1. **Let's name the angles!**
* For the big triangle ABC, let its angles be A, B, and C.
* When we draw the arc BD, the angle B of the big triangle gets split into two smaller angles. Let's call the angle at B in triangle ABD as B1, and the angle at B in triangle BDC as B2. So, B = B1 + B2.
* The angles for triangle ABD are A, B1, and angle ADB.
* The angles for triangle BDC are B2, C, and angle BDC.

2. **Calculate the Excess for the big triangle ABC:**
* Excess(ABC) = (Angle A + Angle B + Angle C) - 180°
* Since B = B1 + B2, we can write: Excess(ABC) = (A + B1 + B2 + C) - 180°

3. **Calculate the Excess for the smaller triangles:**
* Excess(ABD) = (Angle A + Angle B1 + Angle ADB) - 180°
* Excess(BDC) = (Angle B2 + Angle C + Angle BDC) - 180°

4. **Add the excesses of the two smaller triangles:**
* Sum of excesses = Excess(ABD) + Excess(BDC)
* Sum = [(A + B1 + ADB) - 180°] + [(B2 + C + BDC) - 180°]
* Let's group the angles and the numbers:
Sum = A + B1 + ADB + B2 + C + BDC - 180° - 180°
Sum = A + B1 + B2 + C + (ADB + BDC) - 360°

5. **The Super Important Trick!**
* Look at the line segment AC. Point D is on this line. This means that angle ADB and angle BDC are *angles on a straight line*. Angles on a straight line always add up to 180 degrees! So, ADB + BDC = 180°.
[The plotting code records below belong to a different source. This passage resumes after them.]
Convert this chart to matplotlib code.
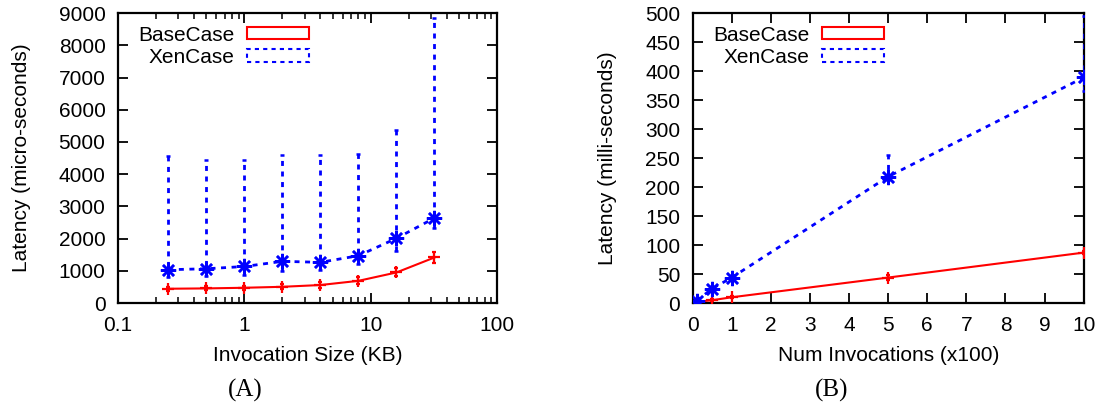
import matplotlib
matplotlib.use('Agg')

import matplotlib.pyplot as plt
import matplotlib.patches as patches
from matplotlib.ticker import LogLocator, NullFormatter

plt.rcParams['font.family'] = ['Liberation Sans', 'DejaVu Sans']

# (A) latency vs invocation size
size_kb = [0.25, 0.5, 1, 2, 4, 8, 16, 32]
base_a = [445, 455, 475, 505, 560, 690, 950, 1415]
base_a_lo = [390, 400, 410, 430, 480, 600, 830, 1240]
base_a_hi = [500, 520, 540, 580, 640, 800, 1080, 1590]
xen_a = [1035, 1065, 1135, 1295, 1265, 1470, 2010, 2640]
xen_a_lo = [820, 850, 880, 1000, 1020, 1200, 1630, 2330]
xen_a_hi = [4560, 4450, 4450, 4590, 4590, 4630, 5360, 8850]

# (B) latency vs number of invocations
num_inv = [0.1, 0.5, 1, 5, 10]
base_b = [2, 5, 10, 44, 87]
base_b_lo = [1, 3, 8, 40, 84]
base_b_hi = [3, 7, 12, 48, 90]
xen_b = [4, 25, 44, 218, 389]
xen_b_lo = [1, 20, 40, 212, 365]
xen_b_hi = [8, 30, 49, 255, 495]

RED = '#ff0000'
BLUE = '#0000ff'
FS = 15

fig = plt.figure(figsize=(11.03, 4.09), dpi=100)
ax1 = fig.add_axes([0.107, 0.259, 0.3436, 0.709])
ax2 = fig.add_axes([0.628, 0.259, 0.3545, 0.709])


def draw(ax, x, base, blo, bhi, xen, xlo, xhi):
    ax.errorbar(x, base, yerr=[[b - l for b, l in zip(base, blo)],
                               [h - b for b, h in zip(base, bhi)]],
                color=RED, lw=1.5, marker='+', ms=9, mew=1.6,
                capsize=1.5, elinewidth=1.5, zorder=3)
    e2 = ax.errorbar(x, xen, yerr=[[v - l for v, l in zip(xen, xlo)],
                                   [h - v for v, h in zip(xen, xhi)]],
                     color=BLUE, lw=2, ls=(0, (1.8, 2)), marker=(8, 2, 0),
                     ms=11, mew=1.8, capsize=1.5, elinewidth=2, zorder=3)
    for c in e2[2]:
        c.set_linestyle((0, (1.8, 2)))
    ax.tick_params(axis='both', which='major', direction='in', length=7,
                   width=1.3, top=True, right=True, labelsize=FS, pad=9)
    ax.tick_params(axis='both', which='minor', direction='in', length=4,
                   width=1.1, top=True, right=True)
    for s in ax.spines.values():
        s.set_linewidth(1.6)
    handles = [
        patches.Rectangle((0, 0), 1, 1, facecolor='none', edgecolor=RED, lw=1.5,
                          label='BaseCase'),
        patches.Rectangle((0, 0), 1, 1, facecolor='none', edgecolor=BLUE, lw=1.5,
                          ls=(0, (2, 2)), label='XenCase'),
    ]
    ax.legend(handles=handles, loc='upper left', frameon=False, markerfirst=False,
              fontsize=FS, handlelength=3.0, handleheight=0.55, labelspacing=0.15,
              handletextpad=0.6, borderaxespad=0.2, bbox_to_anchor=(0.02, 1.0))


draw(ax1, size_kb, base_a, base_a_lo, base_a_hi, xen_a, xen_a_lo, xen_a_hi)
ax1.set_xscale('log')
ax1.set_xlim(0.1, 100)
ax1.set_ylim(0, 9000)
ax1.set_xticks([0.1, 1, 10, 100])
ax1.set_xticklabels(['0.1', '1', '10', '100'])
ax1.xaxis.set_minor_locator(LogLocator(base=10, subs=range(2, 10)))
ax1.xaxis.set_minor_formatter(NullFormatter())
ax1.set_yticks(range(0, 9001, 1000))
ax1.set_xlabel('Invocation Size (KB)', fontsize=FS, labelpad=8)
ax1.set_ylabel('Latency (micro-seconds)', fontsize=FS, labelpad=20)

draw(ax2, num_inv, base_b, base_b_lo, base_b_hi, xen_b, xen_b_lo, xen_b_hi)
ax2.set_xlim(0, 10)
ax2.set_ylim(0, 500)
ax2.set_xticks(range(0, 11))
ax2.set_yticks(range(0, 501, 50))
ax2.set_xlabel('Num Invocations (x100)', fontsize=FS, labelpad=8)
ax2.set_ylabel('Latency (milli-seconds)', fontsize=FS, labelpad=20)

fig.text(0.222, 0.03, '(A)', fontsize=18, family='Liberation Serif', ha='center')
fig.text(0.754, 0.03, '(B)', fontsize=18, family='Liberation Serif', ha='center')

fig.savefig('out.png', dpi=100)
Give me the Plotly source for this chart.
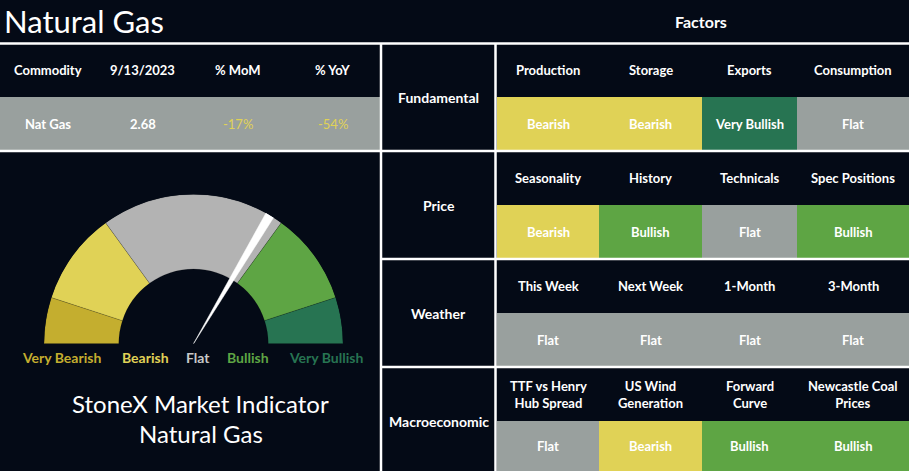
import plotly.graph_objects as go

# canvas
W, H = 909, 471
BG = '#040a16'
FONT = 'Lato'

# left summary table
commodity_header = ['Commodity', '9/13/2023', '% MoM', '% YoY']
commodity_row = ['Nat Gas', '2.68', '-17%', '-54%']
commodity_row_colors = ['white', 'white', '#e0d256', '#e0d256']

# gauge
gauge_labels = ['Very Bearish', 'Bearish', 'Flat', 'Bullish', 'Very Bullish']
gauge_spans = [18, 36, 72, 36, 18]          # degrees of the half circle
gauge_colors = ['#c4ae2f', '#e0d256', '#b3b3b3', '#5ea544', '#277452']
label_colors = ['#c4ae2f', '#e0d256', '#c8c8c8', '#5ea544', '#277452']
needle_angle = 120.7                         # degrees from the left end

# factor grid
factor_groups = ['Fundamental', 'Price', 'Weather', 'Macroeconomic']
factor_names = [
  ['Production', 'Storage', 'Exports', 'Consumption'],
  ['Seasonality', 'History', 'Technicals', 'Spec Positions'],
  ['This Week', 'Next Week', '1-Month', '3-Month'],
  ['TTF vs Henry<br>Hub Spread', 'US Wind<br>Generation', 'Forward<br>Curve', 'Newcastle Coal<br>Prices'],
]
factor_status = [
  ['Bearish', 'Bearish', 'Very Bullish', 'Flat'],
  ['Bearish', 'Bullish', 'Flat', 'Bullish'],
  ['Flat', 'Flat', 'Flat', 'Flat'],
  ['Flat', 'Bearish', 'Bullish', 'Bullish'],
]
status_colors = {'Very Bearish': '#c4ae2f', 'Bearish': '#e0d256', 'Flat': '#99a09e',
                 'Bullish': '#5ea544', 'Very Bullish': '#277452'}

# layout grid (pixels)
col_edges = [497, 599, 702, 797, 909]
row_tops = [44, 152, 260, 368]
row_mids = [97, 205, 313, 421]
row_bots = [151, 259, 367, 471]
left_cols = [0, 95, 190, 285, 380]

fig = go.Figure()
shapes = []
ann = []

def text(x, y, s, size=13, color='white', bold=False, xanchor='center'):
  ann.append(dict(x=x, y=y, xref='x', yref='y', text=('<b>%s</b>' % s) if bold else s,
                  showarrow=False, xanchor=xanchor, yanchor='middle',
                  font=dict(family=FONT, size=size, color=color)))

def rect(x0, y0, x1, y1, color):
  shapes.append(dict(type='rect', xref='x', yref='y', x0=x0, y0=y0, x1=x1, y1=y1,
                     fillcolor=color, line_width=0, layer='below'))

def line(x0, y0, x1, y1):
  shapes.append(dict(type='line', xref='x', yref='y', x0=x0, y0=y0, x1=x1, y1=y1,
                     line=dict(color='white', width=2.5)))

# titles
text(2, 21, 'Natural Gas', size=31, xanchor='left')
text(701, 21, 'Factors', size=16, bold=True)

# left table
rect(0, 97, 380, 150, '#99a09e')
for i in range(4):
  cx = (left_cols[i] + left_cols[i + 1]) / 2
  text(cx, 70, commodity_header[i], bold=True)
  text(cx, 124, commodity_row[i], color=commodity_row_colors[i], bold=(i < 2))

# factor grid
for r, grp in enumerate(factor_groups):
  text(438.5, row_mids[r], grp, size=14, bold=True)
  for c in range(4):
    cx = (col_edges[c] + col_edges[c + 1]) / 2
    st = factor_status[r][c]
    rect(col_edges[c], row_mids[r], col_edges[c + 1], row_bots[r], status_colors[st])
    text(cx, (row_tops[r] + row_mids[r]) / 2 - 0.5, factor_names[r][c], bold=True)
    text(cx, (row_mids[r] + row_bots[r]) / 2, st, bold=True)

# white grid lines
line(0, 43.5, W, 43.5)
line(0, 151, W, 151)
line(381, 259, W, 259)
line(381, 367, W, 367)
line(381, 43, 381, H)
line(495.5, 43, 495.5, H)

# gauge
thetas = []
acc = 0
for s in gauge_spans:
  thetas.append(acc + s / 2)
  acc += s
fig.add_trace(go.Barpolar(
  r=[0.5] * 5, base=0.5, theta=thetas, width=gauge_spans,
  marker=dict(color=gauge_colors, line=dict(color='rgba(0,0,0,0.25)', width=0.6)),
  hoverinfo='skip', showlegend=False))
fig.add_trace(go.Scatterpolar(
  r=[0, 1, 1, 0], theta=[needle_angle, needle_angle - 1.7, needle_angle + 1.7, needle_angle],
  mode='lines', fill='toself', fillcolor='white', line=dict(color='white', width=0.5),
  hoverinfo='skip', showlegend=False))

label_x = [61, 145, 198, 248, 326]
for lx, lab, col in zip(label_x, gauge_labels, label_colors):
  text(lx, 357, lab, size=14, color=col, bold=True)

text(200, 403, 'StoneX Market Indicator', size=24)
text(201, 433, 'Natural Gas', size=24)

# invisible point to keep the pixel axes alive
fig.add_trace(go.Scatter(x=[0], y=[0], mode='markers', marker_opacity=0,
                         hoverinfo='skip', showlegend=False))

fig.update_layout(
  width=W, height=H,
  margin=dict(l=0, r=0, t=0, b=0),
  paper_bgcolor=BG, plot_bgcolor=BG,
  xaxis=dict(range=[0, W], visible=False, domain=[0, 1], fixedrange=True),
  yaxis=dict(range=[H, 0], visible=False, domain=[0, 1], fixedrange=True),
  polar=dict(
    domain=dict(x=[44 / W, 343 / W], y=[(H - 344) / H, (H - 194) / H]),
    sector=[0, 180], bgcolor='rgba(0,0,0,0)',
    radialaxis=dict(visible=False, range=[0, 1]),
    angularaxis=dict(visible=False, direction='clockwise', rotation=180),
  ),
  shapes=shapes,
  annotations=ann,
)

# drop the default page margin so the figure sits at the window corner
fig.write_html("out.html", config={'displayModeBar': False},
               post_script="document.body.style.margin='0';document.body.style.background='%s';" % BG)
6. **Substitute and Compare:**
* Now, let's put 180° in place of (ADB + BDC) in our sum:
Sum = A + B1 + B2 + C + 180° - 360°
Sum = A + B1 + B2 + C - 180°

7. **Voila!**
* Compare this result with the Excess(ABC) from step 2:
Excess(ABC) = (A + B1 + B2 + C) - 180°
* They are exactly the same!

This shows that when you split a spherical triangle into two, the "excess" of the big triangle is exactly the same as adding up the "excesses" of the two smaller triangles. It's pretty neat how the angles on the straight line help everything add up just right!